The whole situation was nothing but pure panic and absolute grief. I felt like I was losing a significant part of my grounding, all while trying to show my father a good time around the city.
We had just stepped off the York St subway stop in the Dumbo neighborhood of Brooklyn, when my older sister called to reiterate what she had been told by the emergency veterinarian. The rumbling and grating wheels from the subway trains on the Manhattan bridge overhead echoed and reverberated against the buildings next to us, creating a deafening vacuum, impossible to hear what my sister was trying to tell me. My patience was instantly exhausted, as I walked furiously to different street corners, trying to comprehend what my sister was saying, my then-girlfriend and father tagging behind cautiously. I was angry, confused, feeling like an angsty teen again, not knowing where to shove my energy, wanting to scream with/at the passing chaos of the subway trains, and snap my phone in half.
Why did this have to happen now?
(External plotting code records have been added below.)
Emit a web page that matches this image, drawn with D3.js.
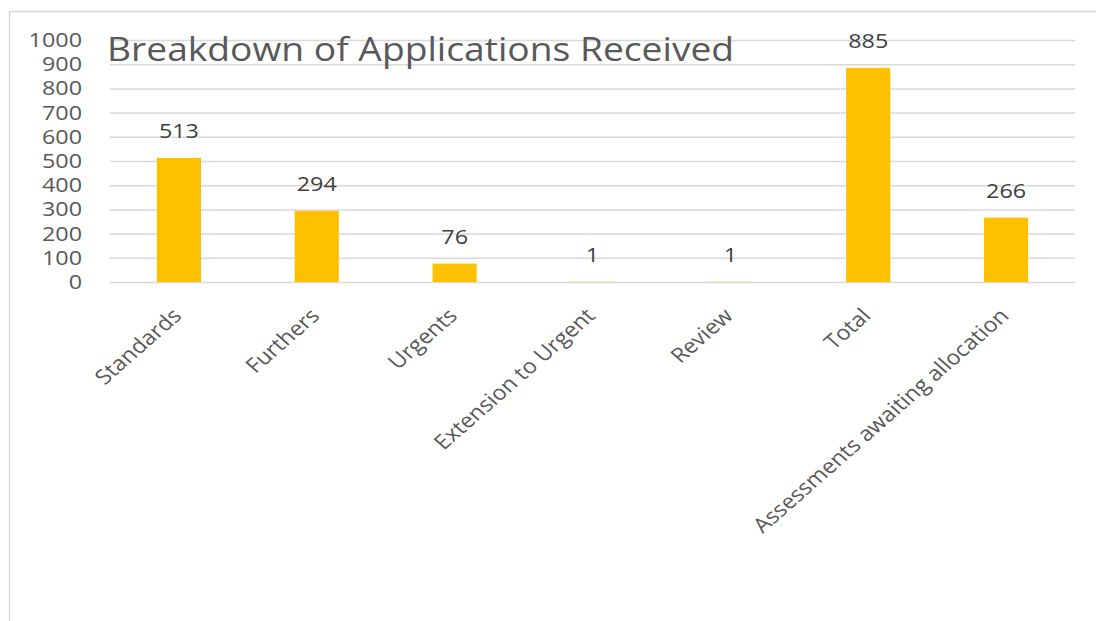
<!DOCTYPE html>
<html>
<head>
<meta charset="utf-8">
<script src="https://cdn.jsdelivr.net/npm/d3@7"></script>
<style>
  html, body { margin: 0; padding: 0; background: #fff; }
</style>
</head>
<body>
<div id="chart"></div>
<script>
const categories = ['Standards', 'Furthers', 'Urgents', 'Extension to Urgent', 'Review', 'Total', 'Assessments awaiting allocation'];
const values = [513, 294, 76, 1, 1, 885, 266];
const yTicks = [0, 100, 200, 300, 400, 500, 600, 700, 800, 900, 1000];
const chartTitle = 'Breakdown of Applications Received';

const width = 1096;
const height = 621;
const margin = { top: 40, right: 21, bottom: 339, left: 110 };
const font = '"Open Sans", sans-serif';
const textColor = '#595959';
// the source picture is a bit wider than tall, text looks stretched
const sx = 1.14;

const svg = d3.select('#chart')
  .append('svg')
  .attr('width', width)
  .attr('height', height)
  .style('font-family', font);

// chart area border (only top and left show in the picture)
svg.append('path')
  .attr('d', `M9.5,${height} V11.5 H${width}`)
  .attr('fill', 'none')
  .attr('stroke', '#d9d9d9')
  .attr('stroke-width', 1.5);

const x = d3.scaleBand()
  .domain(categories)
  .range([margin.left, width - margin.right])
  .paddingInner(0.68)
  .paddingOuter(0.34);

const y = d3.scaleLinear()
  .domain([0, 1000])
  .range([height - margin.bottom, margin.top]);

// gridlines + y labels
const yAxis = g => g
  .attr('transform', `translate(${margin.left},0)`)
  .call(d3.axisLeft(y).tickValues(yTicks).tickFormat(d3.format('d')).tickSize(0))
  .call(g => g.select('.domain').remove())
  .call(g => g.selectAll('text')
    .style('font-size', '20.5px')
    .style('font-family', font)
    .attr('fill', textColor)
    .attr('x', 0)
    .attr('transform', `translate(-28,0) scale(${sx},1)`))
  .call(g => g.selectAll('.tick line').clone()
    .attr('x2', width - margin.left - margin.right)
    .attr('stroke', '#d9d9d9')
    .attr('stroke-width', 1.5));

svg.append('g').call(yAxis);

// title
svg.append('text')
  .attr('transform', 'translate(107,61) scale(1.128,1)')
  .attr('font-size', 33)
  .attr('fill', textColor)
  .text(chartTitle);

// bars
svg.selectAll('rect.bar')
  .data(values)
  .enter()
  .append('rect')
  .attr('class', 'bar')
  .attr('x', (_, i) => x(categories[i]))
  .attr('y', d => y(d))
  .attr('width', x.bandwidth())
  .attr('height', d => y(0) - y(d))
  .attr('fill', '#ffc000');

// value labels
svg.selectAll('text.val')
  .data(values)
  .enter()
  .append('text')
  .attr('class', 'val')
  .attr('transform', (d, i) => `translate(${x(categories[i]) + x.bandwidth() / 2},${y(d) - 20}) scale(${sx},1)`)
  .attr('text-anchor', 'middle')
  .attr('font-size', 20.5)
  .attr('fill', '#404040')
  .text(d => d);

// x axis labels, rotated
const xAxis = g => g
  .attr('transform', `translate(0,${height - margin.bottom})`)
  .call(d3.axisBottom(x).tickSize(0).tickPadding(0))
  .call(g => g.select('.domain').remove())
  .call(g => g.selectAll('text')
    .style('font-size', '20.5px')
    .style('font-family', font)
    .attr('fill', textColor)
    .attr('text-anchor', 'end')
    .attr('y', 0)
    .attr('dy', 0)
    .attr('transform', `translate(4,35) scale(${sx},1) rotate(-45)`));

svg.append('g').call(xAxis);
</script>
</body>
</html>
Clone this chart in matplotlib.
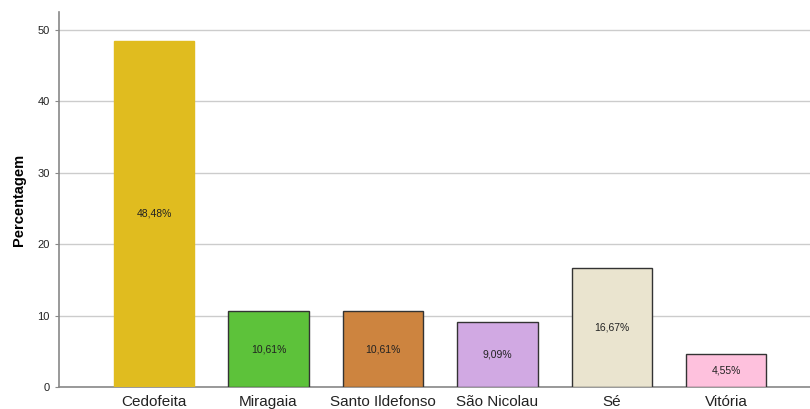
import matplotlib
matplotlib.use('Agg')
from matplotlib import pyplot as plt
import numpy as np

plt.rcParams['font.family'] = ['Liberation Sans', 'DejaVu Sans']

# data
freguesias = ['Cedofeita', 'Miragaia', 'Santo Ildefonso', 'São Nicolau', 'Sé', 'Vitória']
percentagens = [48.48, 10.61, 10.61, 9.09, 16.67, 4.55]
cores = ['#E0BC1F', '#5DC23A', '#CD843F', '#D1A9E3', '#EAE4CF', '#FEC1DD']
bordas = ['#E0BC1F', '#333333', '#333333', '#333333', '#333333', '#333333']

fig = plt.figure(figsize=(8.1, 4.09), dpi=100)
ax = fig.add_axes([0.0728, 0.0538, 0.9272, 0.917])

x = np.arange(len(freguesias))
ax.bar(x, percentagens, width=0.7, color=cores, edgecolor=bordas, linewidth=1, zorder=3)

for xi, val in zip(x, percentagens):
    ax.text(xi, val / 2, f"{val:.2f}%".replace('.', ','), ha='center', va='center',
            fontsize=7.5, color='#222222', zorder=4)

ax.set_xlim(-0.83, 5.73)
ax.set_ylim(0, 52.5)
ax.set_yticks(np.arange(0, 51, 10))
ax.set_xticks(x)
ax.set_xticklabels(freguesias, fontsize=11, color='#222222')
ax.tick_params(axis='y', labelsize=8, length=3, color='#888888', labelcolor='#222222')
ax.tick_params(axis='x', length=0, pad=6)
ax.yaxis.grid(True, color='#CCCCCC', linewidth=1, zorder=0)
ax.set_ylabel('Percentagem', fontsize=10.5, fontweight='bold', labelpad=8)

for side in ['top', 'right']:
    ax.spines[side].set_visible(False)
for side in ['left', 'bottom']:
    ax.spines[side].set_color('#888888')
    ax.spines[side].set_linewidth(1.2)

plt.savefig('out.png', dpi=100)
plt.close()
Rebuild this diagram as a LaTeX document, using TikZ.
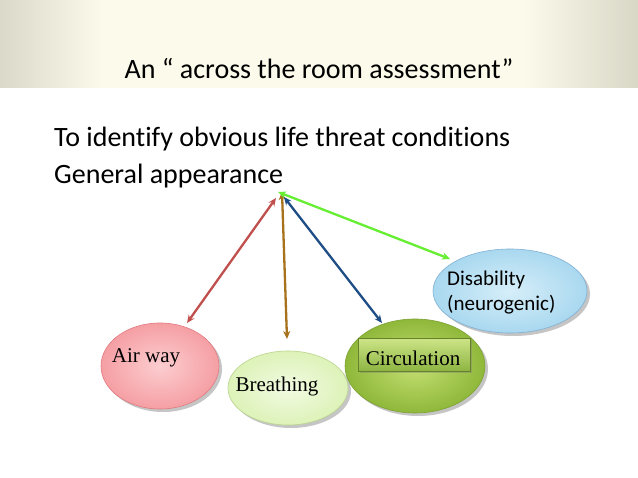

On this beautiful day, while my father was here visiting? Why did Brynn have to always make things so difficult? Exhausted from trying to hear my older sister, I passed my phone off to my father, suddenly realizing he may never get a chance to say goodbye to Brynn in person.
By the next morning, Brynn was gone. I was in our apartment bathroom when my older sister called my father early in the morning to deliver the news. I listened intently as he sat on the couch in our railroad apartment, letting out a sad, exhaustive, “Oh…”. From the tone of my father’s voice alone, I knew Brynn didn’t survive the night. I let out a “Fuck…”, the only way I could best articulate my grief at the time.
Part of me wondered if Brynn missed my father, heartbroken from the distance, from her world changing from the routine of existence in my parent’s house, to the temporary displacement of my older sister’s place. To suddenly see my father in every waking moment of her life, now worried maybe he had left forever, too. Heartbroken separation anxiety.
On the mid-April morning of his departure back to Phoenix, my father and I rode the subway together out to JFK airport. When we made the platform switch to the A train at the Hoyt-Schermerhorn subway stop, I understood my father would be heading home to an empty house; a house so representative of grief and loss in the past few years, the last thing I wanted was for him to be alone.
The swiping station at the JFK Airtrain was a scene of absolute disarray. People were trying to sell us Airtrain passes and the commotion of the space was disorienting. My father cried as we said goodbye, both of us separated by the turnstile, the general frenzy making us both forget this was where my journey along my father’s travel would halt. In those moments, I wish I had rode the Airtrain with him, gone through security, gotten on his flight, and made sure he didn’t walk through the door of his house alone.
I believe there is no worse feeling than returning home, time after time, and expect to hear the pitter-patter of paws approach you on the wooden floors, and hear none. To look up to your right and expect to find the smiling snot of a dog poking through the slits in the metal railing. And then realize, a corgi named Brynn, one who would greet you every time you walked through the door of any house, would never be there again.
Because if she’s not there to welcome me home, then where am I?
Thank you, Brynn, for being my homecoming constant after all these years. Hope the yogurt is good wherever you are.
Thank you all for reading! Apologies again for the lengthy delay between some of the parts, yet I hope you really enjoyed this series.
You know Cory, a year and a half later, I still have a small expectation of seeing Brynn at the top of the stairs every time I come in the front door.
Thanks for a great tribute to the best dog, ever!